Instructions to follow: Reproduce exactly the lines from the one containing "Emit a Python" through the one containing "2500, 3000]", both included, and nothing else.

Input:
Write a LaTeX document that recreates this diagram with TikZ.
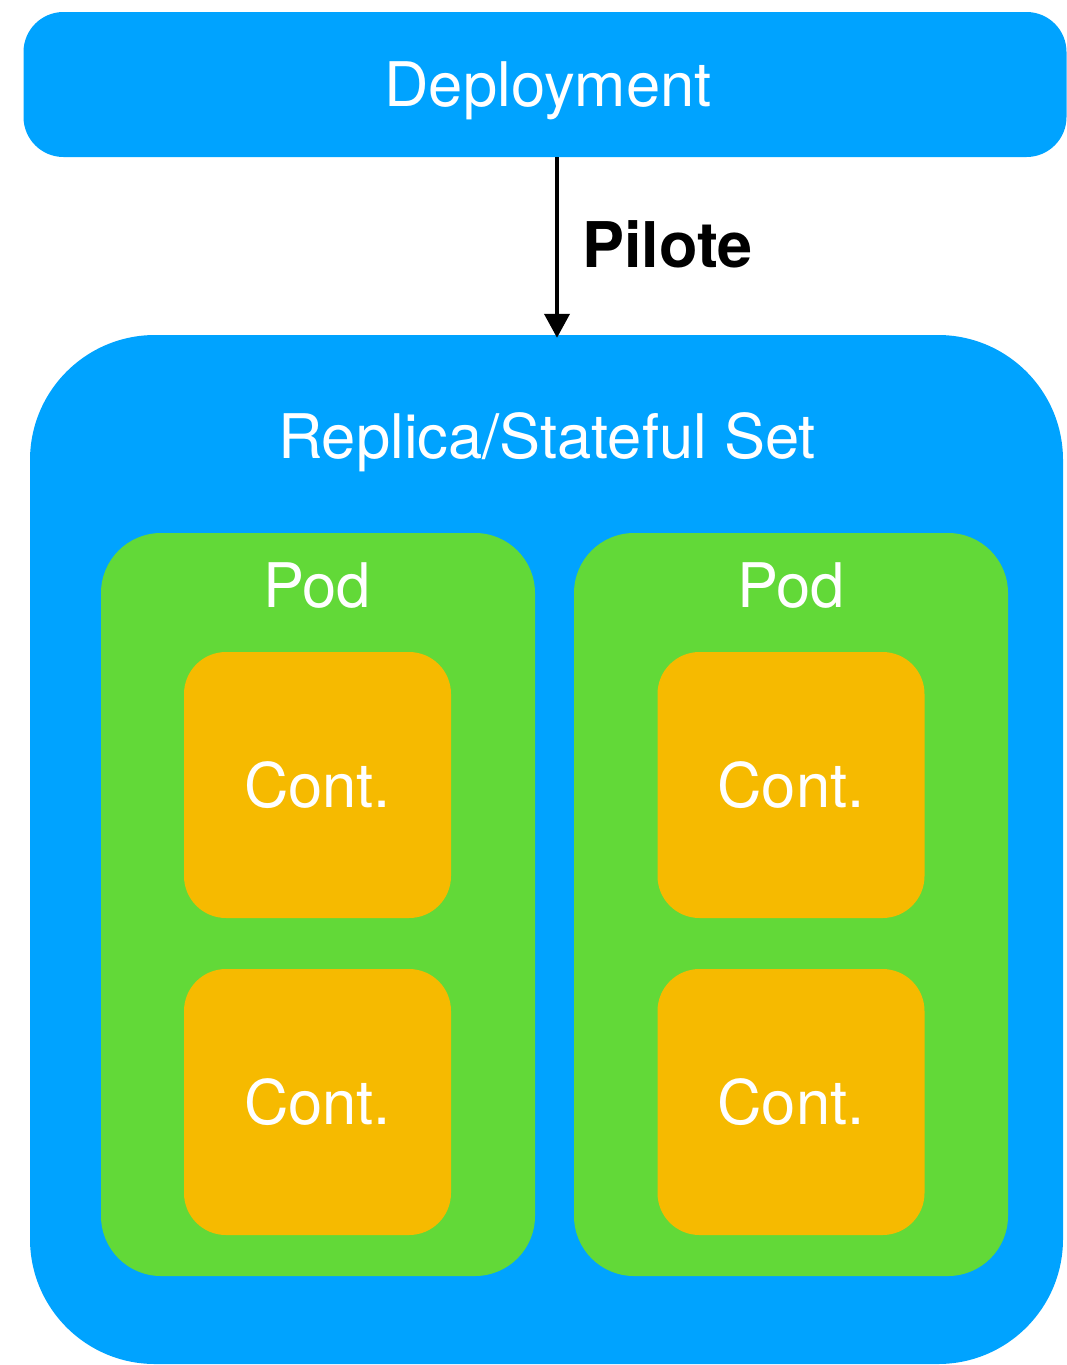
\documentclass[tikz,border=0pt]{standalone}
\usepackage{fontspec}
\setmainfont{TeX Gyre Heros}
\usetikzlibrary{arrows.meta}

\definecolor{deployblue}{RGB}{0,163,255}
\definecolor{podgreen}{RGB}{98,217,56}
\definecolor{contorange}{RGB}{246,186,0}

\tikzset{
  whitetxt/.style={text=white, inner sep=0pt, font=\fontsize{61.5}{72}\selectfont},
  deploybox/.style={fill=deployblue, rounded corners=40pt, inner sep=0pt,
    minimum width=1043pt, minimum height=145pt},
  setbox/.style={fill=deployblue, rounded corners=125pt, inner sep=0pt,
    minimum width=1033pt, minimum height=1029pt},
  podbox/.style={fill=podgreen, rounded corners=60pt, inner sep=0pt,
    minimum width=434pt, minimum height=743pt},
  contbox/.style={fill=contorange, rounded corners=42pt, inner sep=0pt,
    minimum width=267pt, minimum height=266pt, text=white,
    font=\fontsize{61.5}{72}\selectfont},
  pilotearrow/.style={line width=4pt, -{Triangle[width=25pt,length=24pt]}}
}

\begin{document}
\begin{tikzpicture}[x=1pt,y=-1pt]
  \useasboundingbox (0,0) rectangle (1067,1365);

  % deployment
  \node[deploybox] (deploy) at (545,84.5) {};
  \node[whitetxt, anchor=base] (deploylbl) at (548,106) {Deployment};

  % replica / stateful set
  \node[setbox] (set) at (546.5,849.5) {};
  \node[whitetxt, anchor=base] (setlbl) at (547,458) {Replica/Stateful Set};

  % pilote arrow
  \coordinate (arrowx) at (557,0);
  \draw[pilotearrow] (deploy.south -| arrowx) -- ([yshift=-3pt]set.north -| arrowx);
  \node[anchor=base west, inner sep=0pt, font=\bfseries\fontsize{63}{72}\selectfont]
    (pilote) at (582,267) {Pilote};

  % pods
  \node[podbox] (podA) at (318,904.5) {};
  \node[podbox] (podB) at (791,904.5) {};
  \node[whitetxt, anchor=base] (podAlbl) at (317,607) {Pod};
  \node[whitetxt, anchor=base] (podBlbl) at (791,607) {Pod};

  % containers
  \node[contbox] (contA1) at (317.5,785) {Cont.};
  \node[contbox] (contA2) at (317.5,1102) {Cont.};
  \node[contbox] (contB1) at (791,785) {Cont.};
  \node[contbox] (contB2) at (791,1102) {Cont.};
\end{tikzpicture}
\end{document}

--

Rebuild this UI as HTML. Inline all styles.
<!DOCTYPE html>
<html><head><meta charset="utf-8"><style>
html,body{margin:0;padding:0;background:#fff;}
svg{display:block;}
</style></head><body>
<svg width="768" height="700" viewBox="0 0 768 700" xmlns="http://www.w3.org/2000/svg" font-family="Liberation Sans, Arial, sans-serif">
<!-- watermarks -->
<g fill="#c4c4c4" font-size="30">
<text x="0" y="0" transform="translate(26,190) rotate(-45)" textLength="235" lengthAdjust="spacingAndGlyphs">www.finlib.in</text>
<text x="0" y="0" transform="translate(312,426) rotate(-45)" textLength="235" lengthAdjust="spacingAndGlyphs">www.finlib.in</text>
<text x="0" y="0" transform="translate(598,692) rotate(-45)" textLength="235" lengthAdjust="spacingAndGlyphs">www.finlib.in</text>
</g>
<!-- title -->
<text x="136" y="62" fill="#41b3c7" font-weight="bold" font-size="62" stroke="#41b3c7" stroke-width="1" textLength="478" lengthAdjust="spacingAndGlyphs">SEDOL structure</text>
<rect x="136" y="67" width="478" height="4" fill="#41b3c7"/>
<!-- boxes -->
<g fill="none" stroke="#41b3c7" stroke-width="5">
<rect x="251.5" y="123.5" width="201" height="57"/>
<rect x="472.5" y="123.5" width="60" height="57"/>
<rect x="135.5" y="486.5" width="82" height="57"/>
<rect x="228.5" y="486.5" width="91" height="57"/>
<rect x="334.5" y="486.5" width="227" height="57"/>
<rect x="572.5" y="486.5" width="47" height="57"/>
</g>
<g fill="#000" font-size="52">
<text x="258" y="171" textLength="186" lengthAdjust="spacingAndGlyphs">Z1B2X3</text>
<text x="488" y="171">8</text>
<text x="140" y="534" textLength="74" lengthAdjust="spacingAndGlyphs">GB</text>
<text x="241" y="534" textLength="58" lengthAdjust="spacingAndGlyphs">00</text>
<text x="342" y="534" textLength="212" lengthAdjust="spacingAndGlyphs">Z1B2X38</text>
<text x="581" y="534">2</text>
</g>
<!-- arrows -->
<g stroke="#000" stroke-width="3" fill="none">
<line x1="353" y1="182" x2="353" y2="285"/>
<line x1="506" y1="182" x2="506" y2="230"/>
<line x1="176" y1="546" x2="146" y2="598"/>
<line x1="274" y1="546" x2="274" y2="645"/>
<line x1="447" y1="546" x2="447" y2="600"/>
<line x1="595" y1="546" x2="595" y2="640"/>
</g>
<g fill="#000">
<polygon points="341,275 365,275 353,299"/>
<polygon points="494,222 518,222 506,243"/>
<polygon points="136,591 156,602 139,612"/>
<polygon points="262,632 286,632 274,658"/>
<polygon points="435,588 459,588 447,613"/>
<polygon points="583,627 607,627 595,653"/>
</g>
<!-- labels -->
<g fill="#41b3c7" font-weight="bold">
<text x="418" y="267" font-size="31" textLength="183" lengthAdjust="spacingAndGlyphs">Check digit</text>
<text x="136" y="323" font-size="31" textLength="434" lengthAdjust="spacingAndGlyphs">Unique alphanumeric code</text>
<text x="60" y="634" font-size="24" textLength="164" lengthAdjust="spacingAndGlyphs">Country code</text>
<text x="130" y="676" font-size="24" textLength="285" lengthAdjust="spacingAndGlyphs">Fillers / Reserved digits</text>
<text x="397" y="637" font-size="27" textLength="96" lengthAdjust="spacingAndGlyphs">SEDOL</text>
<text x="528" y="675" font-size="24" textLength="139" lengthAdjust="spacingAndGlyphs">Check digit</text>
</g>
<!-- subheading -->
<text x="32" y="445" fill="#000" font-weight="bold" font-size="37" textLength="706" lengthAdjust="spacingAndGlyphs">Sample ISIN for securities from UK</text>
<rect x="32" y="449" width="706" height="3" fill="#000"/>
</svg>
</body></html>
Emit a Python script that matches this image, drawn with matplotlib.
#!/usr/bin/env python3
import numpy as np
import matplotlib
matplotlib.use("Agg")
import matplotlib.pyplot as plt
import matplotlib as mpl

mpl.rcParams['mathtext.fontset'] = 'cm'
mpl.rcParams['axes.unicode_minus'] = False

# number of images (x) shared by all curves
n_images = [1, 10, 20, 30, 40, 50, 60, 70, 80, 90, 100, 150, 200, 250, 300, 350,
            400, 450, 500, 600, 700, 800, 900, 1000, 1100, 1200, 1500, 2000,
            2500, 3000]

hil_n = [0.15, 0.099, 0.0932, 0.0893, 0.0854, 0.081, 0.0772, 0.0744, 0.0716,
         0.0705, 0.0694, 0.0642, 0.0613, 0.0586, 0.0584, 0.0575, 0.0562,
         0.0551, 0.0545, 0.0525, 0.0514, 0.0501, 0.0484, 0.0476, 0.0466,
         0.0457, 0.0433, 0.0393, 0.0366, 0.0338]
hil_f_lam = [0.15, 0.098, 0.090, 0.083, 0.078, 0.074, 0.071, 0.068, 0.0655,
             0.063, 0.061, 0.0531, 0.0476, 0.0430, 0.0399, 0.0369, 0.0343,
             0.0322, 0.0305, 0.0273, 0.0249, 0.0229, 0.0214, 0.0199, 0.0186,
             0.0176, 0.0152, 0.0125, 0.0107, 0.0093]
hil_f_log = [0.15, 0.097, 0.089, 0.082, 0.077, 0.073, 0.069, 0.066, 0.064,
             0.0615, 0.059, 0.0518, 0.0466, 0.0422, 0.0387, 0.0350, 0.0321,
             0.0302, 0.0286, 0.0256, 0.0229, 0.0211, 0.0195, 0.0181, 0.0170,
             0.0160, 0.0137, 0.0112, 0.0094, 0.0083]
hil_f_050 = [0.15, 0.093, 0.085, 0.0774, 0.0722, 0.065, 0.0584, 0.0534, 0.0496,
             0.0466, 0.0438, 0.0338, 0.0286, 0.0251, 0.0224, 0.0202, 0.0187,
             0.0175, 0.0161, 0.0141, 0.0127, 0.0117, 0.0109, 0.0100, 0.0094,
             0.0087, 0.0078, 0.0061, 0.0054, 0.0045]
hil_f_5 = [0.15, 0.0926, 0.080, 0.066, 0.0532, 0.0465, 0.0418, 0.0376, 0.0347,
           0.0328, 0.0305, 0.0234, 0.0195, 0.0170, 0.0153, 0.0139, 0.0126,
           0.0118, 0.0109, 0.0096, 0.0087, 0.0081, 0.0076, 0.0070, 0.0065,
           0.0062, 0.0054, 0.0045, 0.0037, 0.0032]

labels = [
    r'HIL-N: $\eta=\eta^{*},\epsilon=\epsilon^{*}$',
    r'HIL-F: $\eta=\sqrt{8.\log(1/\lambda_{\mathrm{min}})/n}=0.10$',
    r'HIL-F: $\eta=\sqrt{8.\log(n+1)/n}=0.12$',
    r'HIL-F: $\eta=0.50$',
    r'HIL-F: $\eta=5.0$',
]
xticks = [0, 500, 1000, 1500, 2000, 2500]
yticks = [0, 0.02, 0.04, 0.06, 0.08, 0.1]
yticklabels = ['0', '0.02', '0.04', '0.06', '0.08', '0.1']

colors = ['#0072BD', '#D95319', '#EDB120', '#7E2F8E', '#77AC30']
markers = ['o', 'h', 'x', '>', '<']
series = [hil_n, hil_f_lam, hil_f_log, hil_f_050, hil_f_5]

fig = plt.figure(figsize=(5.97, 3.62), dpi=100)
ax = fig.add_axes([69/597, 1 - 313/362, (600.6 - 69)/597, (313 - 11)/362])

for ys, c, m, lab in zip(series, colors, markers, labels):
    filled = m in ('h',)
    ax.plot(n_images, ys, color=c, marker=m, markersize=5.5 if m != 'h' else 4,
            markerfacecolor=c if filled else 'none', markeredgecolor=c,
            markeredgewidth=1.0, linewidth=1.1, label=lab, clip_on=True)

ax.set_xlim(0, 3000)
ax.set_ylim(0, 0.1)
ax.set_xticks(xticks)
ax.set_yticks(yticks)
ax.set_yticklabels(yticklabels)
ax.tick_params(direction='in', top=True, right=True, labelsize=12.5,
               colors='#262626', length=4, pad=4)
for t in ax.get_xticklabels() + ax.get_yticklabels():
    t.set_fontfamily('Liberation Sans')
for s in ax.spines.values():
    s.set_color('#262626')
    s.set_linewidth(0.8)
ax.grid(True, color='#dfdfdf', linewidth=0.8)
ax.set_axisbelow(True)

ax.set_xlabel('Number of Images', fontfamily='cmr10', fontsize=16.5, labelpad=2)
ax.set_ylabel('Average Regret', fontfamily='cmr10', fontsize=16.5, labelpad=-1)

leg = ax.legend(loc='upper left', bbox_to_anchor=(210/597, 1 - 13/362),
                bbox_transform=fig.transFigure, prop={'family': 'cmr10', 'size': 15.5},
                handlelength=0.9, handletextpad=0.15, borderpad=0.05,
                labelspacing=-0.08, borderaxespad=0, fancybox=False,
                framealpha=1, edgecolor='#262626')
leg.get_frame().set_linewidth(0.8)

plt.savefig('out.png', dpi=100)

---

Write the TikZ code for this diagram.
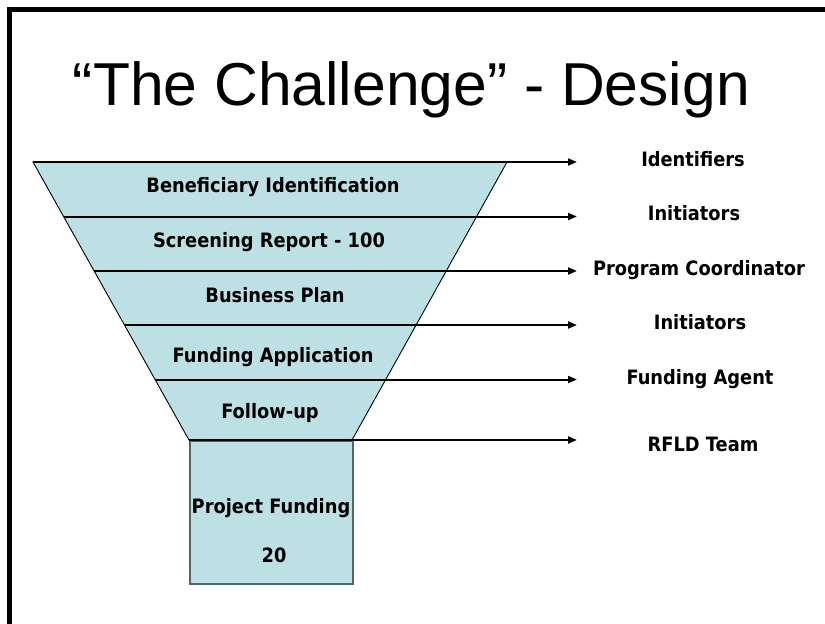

Task answer:
Emit a Python script that matches this image, drawn with matplotlib.
#!/usr/bin/env python3
import numpy as np
import matplotlib
matplotlib.use("Agg")
import matplotlib.pyplot as plt
import matplotlib as mpl

mpl.rcParams['mathtext.fontset'] = 'cm'
mpl.rcParams['axes.unicode_minus'] = False

# number of images (x) shared by all curves
n_images = [1, 10, 20, 30, 40, 50, 60, 70, 80, 90, 100, 150, 200, 250, 300, 350,
            400, 450, 500, 600, 700, 800, 900, 1000, 1100, 1200, 1500, 2000,
            2500, 3000]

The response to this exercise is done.